Before Ezra Pound changed the T.S. Eliot manuscript of the poem that would later be known as "The Waste Land," Eliot called his rambling work "He Do the Police in Different Voices."

The title was borrowed from Dickens' "Our Mutual Friend." The English novelist was variously intrigued, like Eliot, by the nature and limits of civil authority. As e-mails concerning the anti-globalization protests, and their aftermath, jam my mailbox, it is worth distilling what people are saying -- or trying to say. The vernacular of protest is rooted in physical law; action is often met by an equal and opposite reaction. Chaos is the rule, not the exception. There is little absolute good or evil, although both exist. Versions of events are often spoken by many voices at once, and the many rarely see one event.

What might be said in summation, and I advance it tentatively, is this. Violent attackers were in the minority, but their minority acts were extremely grave and visually suggestive. Their near-atrocities sabotaged not only the meaning of the protest (whose focus was plight of the dispossessed) but led to an inevitable reaction by the police, which spoke in two voices. The first was too passive: it allowed fringe groups -- anarchists or hooligans -- to pelt the police without immediate response.

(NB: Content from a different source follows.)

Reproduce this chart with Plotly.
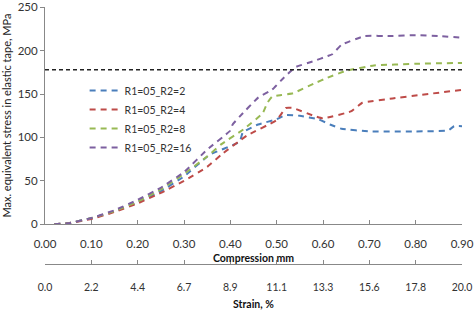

This voice was a consequence of Seattle, where crowds went swiftly mad after they were themselves attacked. This "police riot" was perhaps the gravest shortcoming of the World Trade Organization meetings in 1999.

Prague was different. Here, small groups of "demonstrators" invented the riot. The Molotov cocktail that tumbled on a line of riot troops in the early going could have killed three, even four, officers. Had they not been alert, and lucky, they risked immolation. The images speak clearly.

But there are other images. They suggest the police infiltrated the crowds, a tactic that has been rightly denounced by rights groups, along with alleged abuses of detainees.

But let's back up. Unlike Seattle, where the police panicked not once but regularly, the Prague contingents seemed to keep their rage in check at the moment of greatest peril -- on Sept. 26, when the challenge of violent rioters was frontal and persistent. An American Civil Liberties Union probe into the Seattle riots faulted police for quelling "disturbances the police themselves had provoked. The level of force was simply not proportionate to the threat."

In Prague, the police did not visibly provoke; they did react, and clashes are never pretty. The level of force was about equal to the threat. The rioters, in Eliot's words, were guilty of "forcing the moment to its crime." Afterward, in jails, the innocent suffered for the actions of the few. This is inexcusable but fathomable. Human nature abides turmoil recklessly; known rules are too often discarded. Moreover, despite the overthrow of communism, this is not a Bill of Rights nation.

Did Czech police make mistakes? They undeniably did. But the greatest error still rests with the protest organizers, whose plans were thwarted by roving bands. The few undid the many. For the many, who had political statements to make in Prague, that should remain a cause for regret and reflection.